Oil prices drop on shrinking Japan economy, more US drill rigs
SINGAPORE (Reuters) – Oil prices fell to near six-year lows on Monday as Japan’s economy contracted and producers in the United States added drilling rigs for a fourth straight week despite a recent rout in prices.
Japan’s economy, the second biggest in Asia and No.3 in the world, shrank in the second quarter from a year earlier, adding to fears that slowdowns in Asia’s biggest economies will weigh on oil demand.
U.S. crude, or West Texas Intermediate (WTI), for September delivery was trading 58 cents lower at $41.92 a barrel at 0712 GMT, close to more than six-year lows.
Brent futures for October delivery were down 59 cents at $48.60 a barrel, still some way from their 2015-low of $45.19. The September contract expired on Friday.

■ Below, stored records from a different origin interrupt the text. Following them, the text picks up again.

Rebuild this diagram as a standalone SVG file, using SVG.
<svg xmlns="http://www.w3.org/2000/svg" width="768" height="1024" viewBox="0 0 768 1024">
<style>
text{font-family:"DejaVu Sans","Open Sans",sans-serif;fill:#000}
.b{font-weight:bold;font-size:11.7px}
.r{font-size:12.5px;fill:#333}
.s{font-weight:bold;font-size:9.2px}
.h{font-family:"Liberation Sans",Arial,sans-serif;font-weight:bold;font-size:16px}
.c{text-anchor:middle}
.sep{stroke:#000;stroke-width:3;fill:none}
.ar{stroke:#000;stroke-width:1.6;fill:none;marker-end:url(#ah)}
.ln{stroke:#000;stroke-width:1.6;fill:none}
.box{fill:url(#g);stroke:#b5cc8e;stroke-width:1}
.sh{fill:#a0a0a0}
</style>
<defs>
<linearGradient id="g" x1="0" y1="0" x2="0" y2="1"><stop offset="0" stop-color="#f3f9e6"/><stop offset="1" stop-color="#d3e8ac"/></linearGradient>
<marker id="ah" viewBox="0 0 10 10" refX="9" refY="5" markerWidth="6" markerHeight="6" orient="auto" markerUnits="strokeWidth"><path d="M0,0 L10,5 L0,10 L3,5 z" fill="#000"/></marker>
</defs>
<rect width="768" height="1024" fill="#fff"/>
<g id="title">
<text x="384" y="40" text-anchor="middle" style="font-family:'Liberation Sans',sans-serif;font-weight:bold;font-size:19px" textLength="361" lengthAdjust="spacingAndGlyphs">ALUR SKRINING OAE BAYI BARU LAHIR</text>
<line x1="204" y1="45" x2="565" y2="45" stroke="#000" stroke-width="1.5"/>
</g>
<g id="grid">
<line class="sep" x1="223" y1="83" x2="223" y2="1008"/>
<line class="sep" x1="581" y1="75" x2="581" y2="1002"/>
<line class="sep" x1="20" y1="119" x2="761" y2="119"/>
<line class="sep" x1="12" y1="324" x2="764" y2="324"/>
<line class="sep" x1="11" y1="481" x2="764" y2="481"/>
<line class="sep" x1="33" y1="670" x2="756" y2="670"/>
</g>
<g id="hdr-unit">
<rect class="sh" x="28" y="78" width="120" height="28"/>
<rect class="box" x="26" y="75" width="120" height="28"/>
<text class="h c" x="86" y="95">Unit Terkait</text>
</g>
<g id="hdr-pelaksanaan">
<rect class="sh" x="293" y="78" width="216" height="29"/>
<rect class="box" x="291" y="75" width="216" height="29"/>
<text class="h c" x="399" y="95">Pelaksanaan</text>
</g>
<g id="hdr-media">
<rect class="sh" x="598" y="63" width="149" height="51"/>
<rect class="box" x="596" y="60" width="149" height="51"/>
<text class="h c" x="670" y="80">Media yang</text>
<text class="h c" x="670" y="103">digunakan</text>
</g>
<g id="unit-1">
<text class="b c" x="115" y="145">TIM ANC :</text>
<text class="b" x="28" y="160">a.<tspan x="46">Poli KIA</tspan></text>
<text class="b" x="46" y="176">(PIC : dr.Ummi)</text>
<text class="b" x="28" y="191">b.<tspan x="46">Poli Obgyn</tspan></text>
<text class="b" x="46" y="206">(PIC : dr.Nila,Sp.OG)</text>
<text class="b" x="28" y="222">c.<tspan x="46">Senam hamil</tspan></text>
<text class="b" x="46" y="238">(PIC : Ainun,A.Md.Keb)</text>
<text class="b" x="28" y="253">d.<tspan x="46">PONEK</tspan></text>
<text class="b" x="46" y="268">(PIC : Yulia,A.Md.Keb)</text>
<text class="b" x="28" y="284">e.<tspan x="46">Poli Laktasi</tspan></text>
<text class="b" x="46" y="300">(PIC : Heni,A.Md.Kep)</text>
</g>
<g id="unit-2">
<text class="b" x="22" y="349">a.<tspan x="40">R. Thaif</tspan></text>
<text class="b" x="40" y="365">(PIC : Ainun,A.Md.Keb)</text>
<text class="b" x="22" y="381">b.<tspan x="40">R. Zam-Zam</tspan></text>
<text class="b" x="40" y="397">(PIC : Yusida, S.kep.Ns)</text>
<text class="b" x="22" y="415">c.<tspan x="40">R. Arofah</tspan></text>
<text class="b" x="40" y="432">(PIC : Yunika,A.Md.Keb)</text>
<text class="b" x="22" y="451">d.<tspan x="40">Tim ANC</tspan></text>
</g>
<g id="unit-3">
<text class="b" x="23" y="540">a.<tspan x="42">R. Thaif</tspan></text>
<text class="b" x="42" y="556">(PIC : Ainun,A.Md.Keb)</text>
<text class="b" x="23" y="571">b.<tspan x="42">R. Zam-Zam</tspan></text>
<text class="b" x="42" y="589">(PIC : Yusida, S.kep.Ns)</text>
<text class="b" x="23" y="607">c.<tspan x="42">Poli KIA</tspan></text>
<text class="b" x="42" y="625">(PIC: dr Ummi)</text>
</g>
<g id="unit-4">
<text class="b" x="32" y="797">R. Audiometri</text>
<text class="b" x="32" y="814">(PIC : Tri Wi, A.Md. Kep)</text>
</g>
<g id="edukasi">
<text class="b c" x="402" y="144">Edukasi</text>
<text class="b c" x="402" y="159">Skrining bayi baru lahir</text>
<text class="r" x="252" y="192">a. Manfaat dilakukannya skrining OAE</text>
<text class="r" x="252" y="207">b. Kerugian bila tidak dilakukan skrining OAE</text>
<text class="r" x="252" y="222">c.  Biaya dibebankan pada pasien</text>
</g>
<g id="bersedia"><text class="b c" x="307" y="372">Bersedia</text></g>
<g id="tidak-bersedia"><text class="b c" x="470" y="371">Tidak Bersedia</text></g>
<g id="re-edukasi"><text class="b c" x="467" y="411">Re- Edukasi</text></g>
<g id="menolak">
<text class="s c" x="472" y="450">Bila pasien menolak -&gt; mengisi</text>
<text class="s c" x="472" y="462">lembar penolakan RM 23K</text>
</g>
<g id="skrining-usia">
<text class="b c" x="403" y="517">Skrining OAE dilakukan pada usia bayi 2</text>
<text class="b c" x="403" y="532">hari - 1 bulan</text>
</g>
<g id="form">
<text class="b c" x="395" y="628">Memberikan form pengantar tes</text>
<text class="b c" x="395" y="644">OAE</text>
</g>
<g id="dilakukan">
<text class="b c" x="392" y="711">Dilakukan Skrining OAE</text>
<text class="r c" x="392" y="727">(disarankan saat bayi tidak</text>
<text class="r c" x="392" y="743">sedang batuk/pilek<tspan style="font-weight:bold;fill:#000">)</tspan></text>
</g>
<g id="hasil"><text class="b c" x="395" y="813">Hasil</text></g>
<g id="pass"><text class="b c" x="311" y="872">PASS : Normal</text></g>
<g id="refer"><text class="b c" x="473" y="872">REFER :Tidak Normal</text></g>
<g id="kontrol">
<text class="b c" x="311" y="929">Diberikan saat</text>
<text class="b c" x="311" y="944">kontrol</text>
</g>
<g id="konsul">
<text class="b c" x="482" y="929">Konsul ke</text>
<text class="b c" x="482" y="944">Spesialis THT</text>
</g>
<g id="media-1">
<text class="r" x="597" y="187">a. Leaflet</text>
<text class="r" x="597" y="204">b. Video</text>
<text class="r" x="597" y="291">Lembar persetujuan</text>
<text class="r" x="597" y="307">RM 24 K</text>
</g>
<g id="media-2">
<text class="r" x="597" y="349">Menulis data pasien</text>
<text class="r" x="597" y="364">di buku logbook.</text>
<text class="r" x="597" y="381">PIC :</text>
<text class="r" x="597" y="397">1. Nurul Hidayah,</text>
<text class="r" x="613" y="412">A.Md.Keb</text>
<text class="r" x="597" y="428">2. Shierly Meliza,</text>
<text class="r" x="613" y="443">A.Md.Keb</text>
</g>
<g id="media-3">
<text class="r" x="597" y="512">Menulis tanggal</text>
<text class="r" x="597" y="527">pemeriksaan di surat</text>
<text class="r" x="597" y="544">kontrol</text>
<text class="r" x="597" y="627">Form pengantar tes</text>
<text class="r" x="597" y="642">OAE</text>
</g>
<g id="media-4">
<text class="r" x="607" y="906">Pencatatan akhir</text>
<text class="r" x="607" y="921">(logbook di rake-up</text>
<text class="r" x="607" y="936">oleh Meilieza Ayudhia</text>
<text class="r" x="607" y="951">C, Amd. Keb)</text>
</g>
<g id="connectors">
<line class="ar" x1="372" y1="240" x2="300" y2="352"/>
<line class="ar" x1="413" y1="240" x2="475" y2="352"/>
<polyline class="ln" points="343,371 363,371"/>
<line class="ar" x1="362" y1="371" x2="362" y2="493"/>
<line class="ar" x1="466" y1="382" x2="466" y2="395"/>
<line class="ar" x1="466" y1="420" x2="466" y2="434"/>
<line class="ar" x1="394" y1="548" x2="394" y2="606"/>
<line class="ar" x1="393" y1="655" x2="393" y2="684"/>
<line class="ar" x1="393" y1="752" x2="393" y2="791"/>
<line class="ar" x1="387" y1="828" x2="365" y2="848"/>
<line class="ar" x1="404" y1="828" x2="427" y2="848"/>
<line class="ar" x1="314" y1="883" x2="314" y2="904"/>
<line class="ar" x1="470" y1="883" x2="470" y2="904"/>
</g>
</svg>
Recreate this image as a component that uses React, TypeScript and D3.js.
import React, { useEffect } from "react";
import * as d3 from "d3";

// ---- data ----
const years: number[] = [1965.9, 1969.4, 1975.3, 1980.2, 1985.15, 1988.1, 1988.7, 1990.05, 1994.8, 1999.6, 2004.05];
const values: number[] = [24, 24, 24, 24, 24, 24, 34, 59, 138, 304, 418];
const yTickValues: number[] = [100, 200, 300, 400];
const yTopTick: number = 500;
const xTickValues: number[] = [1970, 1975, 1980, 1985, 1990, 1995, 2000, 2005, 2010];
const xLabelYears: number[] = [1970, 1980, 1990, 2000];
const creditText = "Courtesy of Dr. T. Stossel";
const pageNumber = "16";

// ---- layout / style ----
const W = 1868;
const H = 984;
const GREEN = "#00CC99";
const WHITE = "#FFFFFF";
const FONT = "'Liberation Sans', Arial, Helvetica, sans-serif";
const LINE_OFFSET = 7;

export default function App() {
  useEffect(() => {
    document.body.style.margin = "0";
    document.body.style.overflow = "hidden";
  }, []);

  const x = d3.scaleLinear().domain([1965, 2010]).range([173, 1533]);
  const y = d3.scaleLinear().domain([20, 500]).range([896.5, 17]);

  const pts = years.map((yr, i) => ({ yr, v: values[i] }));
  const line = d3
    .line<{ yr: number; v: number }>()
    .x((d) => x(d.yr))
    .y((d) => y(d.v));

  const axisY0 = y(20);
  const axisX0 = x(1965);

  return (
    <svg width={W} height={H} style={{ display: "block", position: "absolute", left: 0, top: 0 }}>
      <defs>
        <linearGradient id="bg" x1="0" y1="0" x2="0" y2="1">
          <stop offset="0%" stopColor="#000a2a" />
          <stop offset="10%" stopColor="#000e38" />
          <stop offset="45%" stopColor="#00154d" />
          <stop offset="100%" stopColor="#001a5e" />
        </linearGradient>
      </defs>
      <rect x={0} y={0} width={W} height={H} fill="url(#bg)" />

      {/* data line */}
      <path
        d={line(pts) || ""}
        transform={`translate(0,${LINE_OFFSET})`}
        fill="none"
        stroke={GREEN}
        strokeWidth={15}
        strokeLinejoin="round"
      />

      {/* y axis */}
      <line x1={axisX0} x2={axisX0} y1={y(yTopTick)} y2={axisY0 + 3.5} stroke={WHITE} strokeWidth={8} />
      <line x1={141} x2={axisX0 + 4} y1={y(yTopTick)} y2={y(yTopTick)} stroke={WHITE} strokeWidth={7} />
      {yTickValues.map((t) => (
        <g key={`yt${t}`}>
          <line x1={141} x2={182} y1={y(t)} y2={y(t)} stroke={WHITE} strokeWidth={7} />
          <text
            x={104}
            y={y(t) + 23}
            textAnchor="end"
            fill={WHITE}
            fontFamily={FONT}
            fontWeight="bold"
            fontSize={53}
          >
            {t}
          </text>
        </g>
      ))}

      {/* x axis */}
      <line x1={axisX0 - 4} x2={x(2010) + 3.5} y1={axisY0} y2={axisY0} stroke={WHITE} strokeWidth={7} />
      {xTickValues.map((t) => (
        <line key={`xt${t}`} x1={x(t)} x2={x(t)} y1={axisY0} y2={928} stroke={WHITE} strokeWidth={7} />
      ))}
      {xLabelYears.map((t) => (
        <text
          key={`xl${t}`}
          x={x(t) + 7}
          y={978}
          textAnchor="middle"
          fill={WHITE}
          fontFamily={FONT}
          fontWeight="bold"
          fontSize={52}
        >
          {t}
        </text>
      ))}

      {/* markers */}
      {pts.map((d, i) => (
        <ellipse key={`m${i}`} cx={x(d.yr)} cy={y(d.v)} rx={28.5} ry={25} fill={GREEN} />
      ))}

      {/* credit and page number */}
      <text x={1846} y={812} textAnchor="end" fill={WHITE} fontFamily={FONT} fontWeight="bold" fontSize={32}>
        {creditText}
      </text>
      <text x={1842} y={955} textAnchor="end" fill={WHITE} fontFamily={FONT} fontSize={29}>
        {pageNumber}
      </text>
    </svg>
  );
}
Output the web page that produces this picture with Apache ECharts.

U.S. energy firms added oil rigs for a fourth straight week to the highest number since early May, data from energy services firm Baker Hughes Inc showed.
The increase likely reflected how a period of stable prices earlier this summer, when U.S. oil traded above $60 a barrel, lulled some firms into stepping up spending.
“The recent recovery in the oil rig count supports our expectation that U.S. producers can and will ramp up activity with WTI prices near $60 a barrel, given improved returns with costs down 30 percent,” analysts at Goldman Sachs said in a note to clients.
Citigroup Inc lowered its crude oil price outlook citing weak market fundamentals, including an increased supply from OPEC and challenging demand growth in China and emerging markets.
The Wall Street bank lowered its base case Brent price forecasts to $54 per barrel for 2015 and $53 in 2016 from $58 and $63 respectively.
It also lowered its 2015 and 2016 price forecast for U.S. oil to $48 per barrel both this year and in 2016 from its prior view of $53 and $56, respectively.
Oil producers in the United States will be granted an additional market outlet, after the Obama administration approved limited crude sales to Mexico for the first time.
Despite limited volumes of about 100,000 barrels per day, the move toward freeing up trade will please U.S. oil producers, which say the restrictions force them to sell oil at below global market rates as the shale oil boom created a glut of light crude.
But analysts at Barclays don’t expect the ruling to lead to the removal of a decade-old export ban. Rather, it may mark the last of a number of steps already taken as they expect the administration “to stress that its overarching position on a broad removal of the ban has not changed”.
“We believe that this ruling means that – absent Congressional action – this administration remains reticent to approve a change to the law,” they said.